THE BLOG
09/01/2013 07:02 pm ET Updated Nov 01, 2013

An Open Letter to the Congress on Syria

Dear Honorable Members of the US House of Representatives,

Back in the fall of 2012, I visited the Zaatari Refugee Camp in Mafraq, Jordan, near the Syrian border, and I met a Syrian family that left a lasting imprint on my heart. I spent hours talking with them, asking them questions about their former life in Syria and about the current situation in the camp. The father, Anas, described the day that his uncle and two nieces were murdered during a protest in his hometown of Daraa. He then told me about the day Assad's forces broke into his brother's home and took him away.

Paralyzed, I then asked Anas, if he had one message to the United States, what it would be. Without hesitation, he responded: "We want the United States and the international community to help us. We need your help. This brutal regime will not back down without support. They are relentless and they will do whatever it takes to stay in power."

Back then, Zaatari was home to 40,000 refugees, and neighbors Jordan, Lebanon, Turkey, and Iraq welcomed over 100,000 refugees who had fled Syria to escape the violence. Today, after more than two years of fighting in Syria, the UNHCR reports that there are over 1.8 million Syrian refugees registered in neighboring countries, and over 5.1 people internally displaced. At least 100,000 people have been killed so far. Last week, a major chemical weapons attack took place in the suburbs of Damascus that killed 1,400. These events represent the deadliest chemical weapons attack against civilians in decades and a horrifying exacerbation of the conflict. But you know this.

The use of chemical weapons is an explicit violation of International Humanitarian Law and constitutes a war crime. And while Assad's regime fervently denies using these weapons, and skeptics question their use entirely, hundreds more men, women, and children are dying each day. This latest attack comes after two and a half years of violent government crimes against the Syrian civilian population. In spite of the mass atrocities and severe violations of the laws of war, the UN Security Council has failed to pass even a single resolution aimed at holding Assad accountable for his actions. As we postpone, the death toll will continue to rise. Meanwhile, we are demonstrating to the world that the United States is willing to sit idly by when it is politically unsuitable to take action, even in the case of chemical weapons attacks.

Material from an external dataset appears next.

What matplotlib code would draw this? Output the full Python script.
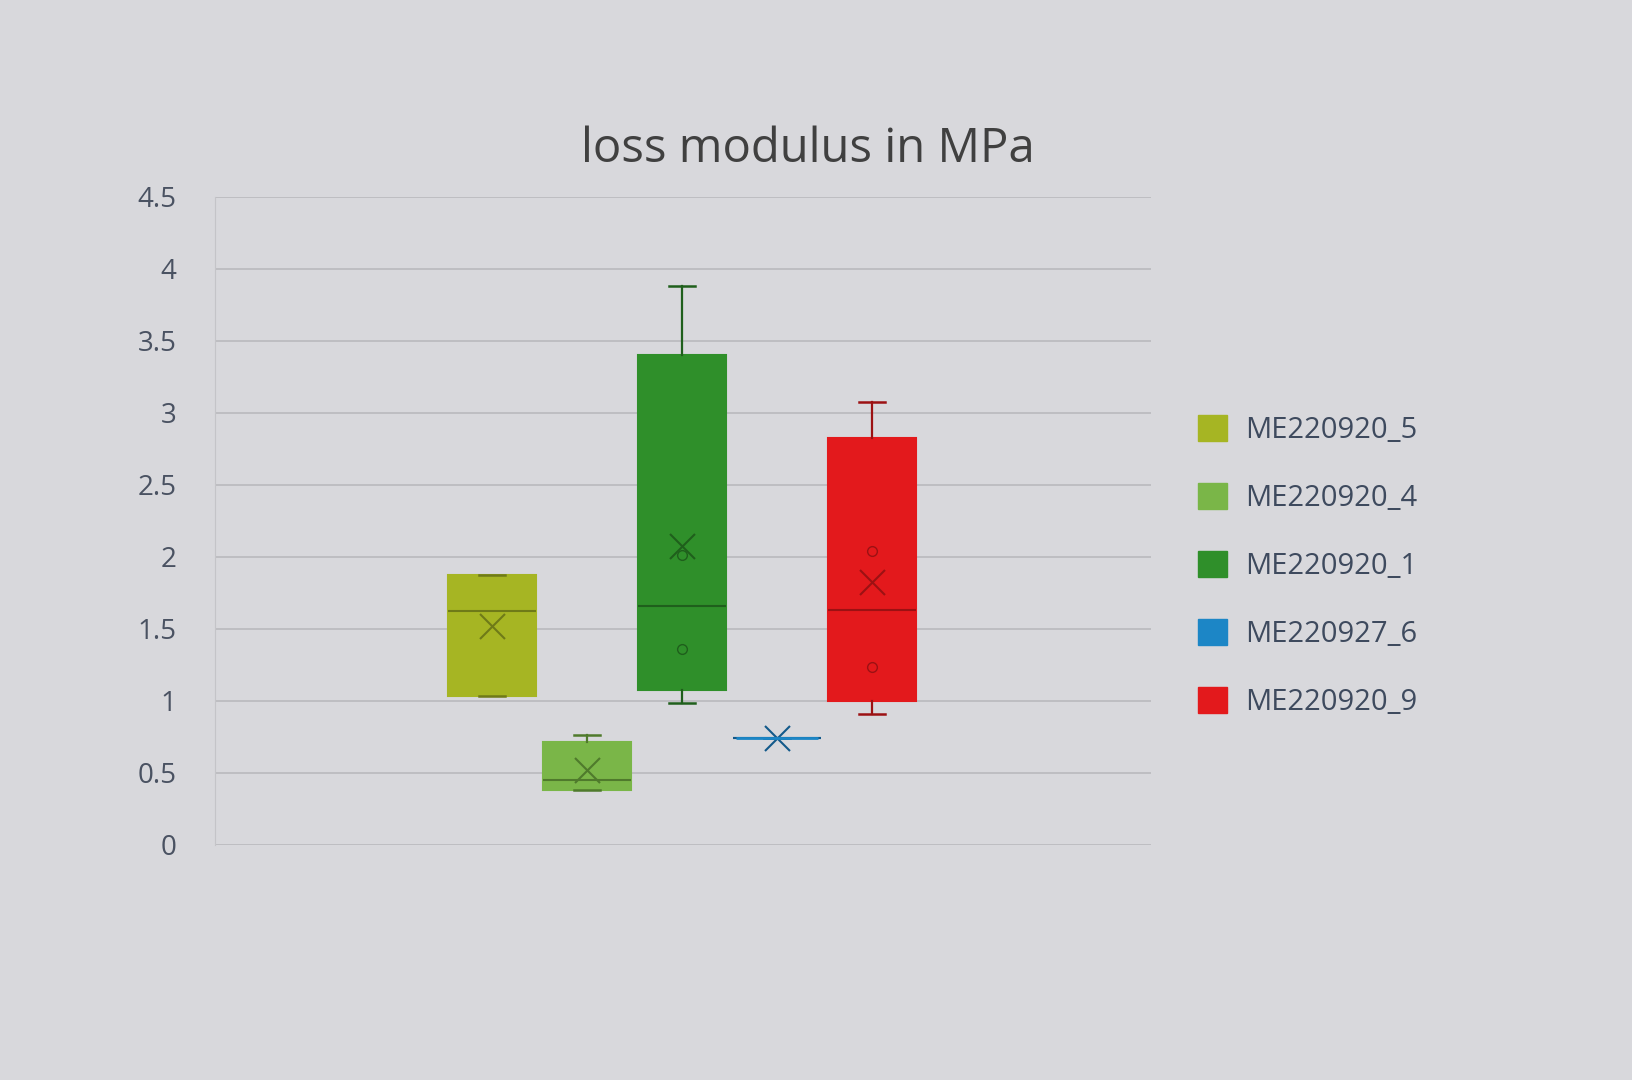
import numpy as np
import matplotlib
matplotlib.use("Agg")
import matplotlib.pyplot as plt
from matplotlib.patches import Patch

# data (values in MPa)
series = ["ME220920_5", "ME220920_4", "ME220920_1", "ME220927_6", "ME220920_9"]
whisker_low = [1.03, 0.38, 0.98, 0.74, 0.91]
q1 = [1.03, 0.38, 1.07, 0.74, 1.00]
median = [1.62, 0.45, 1.66, 0.74, 1.63]
q3 = [1.87, 0.71, 3.40, 0.74, 2.82]
whisker_high = [1.87, 0.76, 3.88, 0.74, 3.07]
mean = [1.52, 0.52, 2.07, 0.74, 1.82]
inner_points = [[], [], [1.36, 2.01], [], [1.23, 2.04]]

colors = ["#a6b523", "#7ab648", "#2f8f2a", "#1c86c6", "#e3191c"]
dark = ["#6f7a18", "#4f7a2c", "#1f5f1c", "#13598a", "#9c1113"]

yticks = [0, 0.5, 1, 1.5, 2, 2.5, 3, 3.5, 4, 4.5]

bg = "#d8d8dc"
fig = plt.figure(figsize=(16.32, 10.8), dpi=100, facecolor=bg)
ax = fig.add_axes([0.132, 0.218, 0.573, 0.600])
ax.set_facecolor(bg)

stats = []
for i in range(len(series)):
    stats.append(dict(label=series[i], whislo=whisker_low[i], q1=q1[i], med=median[i],
                      q3=q3[i], whishi=whisker_high[i], mean=mean[i],
                      fliers=inner_points[i]))

pos = np.arange(1, len(series) + 1)
for i in range(len(series)):
    ax.bxp([stats[i]], positions=[pos[i]], widths=0.92, capwidths=0.27,
           patch_artist=True, showmeans=True, showfliers=True,
           boxprops=dict(facecolor=colors[i], edgecolor=colors[i], linewidth=1.5),
           medianprops=dict(color=dark[i], linewidth=1.5),
           whiskerprops=dict(color=dark[i], linewidth=1.6),
           capprops=dict(color=dark[i], linewidth=1.8),
           meanprops=dict(marker="x", markeredgecolor=dark[i], markersize=18,
                          markeredgewidth=1.5),
           flierprops=dict(marker="o", markerfacecolor="none",
                           markeredgecolor=dark[i], markersize=7, markeredgewidth=1))

# single value series is drawn as a flat line
ax.hlines(median[3], pos[3] - 0.43, pos[3] + 0.43, color=colors[3], linewidth=2, zorder=3)

ax.set_xlim(-1.91, 7.93)
ax.set_ylim(0, 4.5)
ax.set_yticks(yticks)
ax.set_yticklabels([("%g" % v) for v in yticks], fontsize=20, color="#4a5262",
                   family="Open Sans")
ax.set_xticks([])
ax.tick_params(axis="y", length=0, pad=28)
ax.grid(axis="y", color="#b9b9bd", linewidth=1.2)
ax.set_axisbelow(True)
for s in ["top", "right", "bottom"]:
    ax.spines[s].set_visible(False)
ax.spines["left"].set_color("#c4c4c8")

fig.text(0.495, 0.862, "loss modulus in MPa", ha="center", va="center",
         fontsize=34, color="#404040", family="Open Sans")

handles = [Patch(facecolor=colors[i], edgecolor=colors[i]) for i in range(len(series))]
fig.legend(handles, series, loc="upper left", bbox_to_anchor=(0.718, 0.64),
           frameon=False, labelcolor="#3e4a5e", handlelength=1.0,
           handleheight=1.0, handletextpad=0.6, labelspacing=1.3,
           prop=dict(family="Open Sans", size=21))

fig.savefig("out.png", dpi=100, facecolor=bg)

The Responsibility to Protect (R2P) doctrine, endorsed unanimously by the UN General Assembly in 2005, asserts that every state has the responsibility to protect its population from mass atrocities. If they cannot do it themselves, it is the duty of the international community to help them -- even if they don't want the help. It is no secret that the government of Syria has failed to uphold its Responsibility to Protect, and instead, it is responsible for ongoing war crimes and devastating crimes against humanity. Some members of the armed opposition are also responsible for war crimes.

In 2009, during President Obama's acceptance speech for the Nobel Peace Prize, he stated that "force can be justified on humanitarian grounds," and that "inaction tears at our conscience." He called upon all "responsible nations" to "embrace the role that militaries with a clear mandate can play to keep the peace." However, during the past two and a half years of bloodshed in Syria, the United States has ignored R2P, and we have allowed strategic difficulties to prevail over any moral imperative to intervene on behalf of the Syrian people.

On Saturday, President Obama finally announced his decision to take military action against the brutal Bashar al-Assad regime, but he is awaiting your authorization.

I understand that the United States is not all-powerful, and that we cannot just wave a magic wand and make it all go away. It is true that Russia and China have made it impossible for the United Nations Security Council to punish the Syrian government for its crimes. Still, I can't help but wonder: Is this a legitimate obstacle, or simply an excuse to avoid making a tough decision?

Unfortunately, condemnations of violence, peace conferences, and limited aid have been, in one word, useless. I know you're wary about military action against Syria, and understandably, the American people are wary as well. The Iraq War is casting a dangerous shadow over the current situation in Syria. As one of the greatest foreign policy mistakes of our generation, the war in Iraq was a preemptive one based on false claims about the existence of WMDs. However, these past blunders cannot and should not be used to justify ignoring all future humanitarian atrocities. In this case, there will be no American boots-on-the-ground. Our military role in the country will be limited, while we continue to provide humanitarian aid and pursue a diplomatic solution. Ultimately, a diplomatic breakthrough is going to be absolutely critical if there is to be any chance of solving this conflict.

I know the potential negative consequences of intervention are many, but isn't the risk of letting Assad get away with using chemical weapons even greater? If we don't act, Assad will be given implicit permission to use chemical weapons as a regular weapon of war, setting a dangerous precedent for the future of warfare. Further, will we be able to live with ourselves if we look back one day knowing that we could have stepped in and saved the lives of thousands? I know I won't.

Anas and his family, along with thousands of other Syrians, have called on and are continuing to call on the United States and the international community for help, and we need to respond. Immediately.

Sincerely,
Yassamin Ansari
Stanford '14

This post has been updated from a previously published version.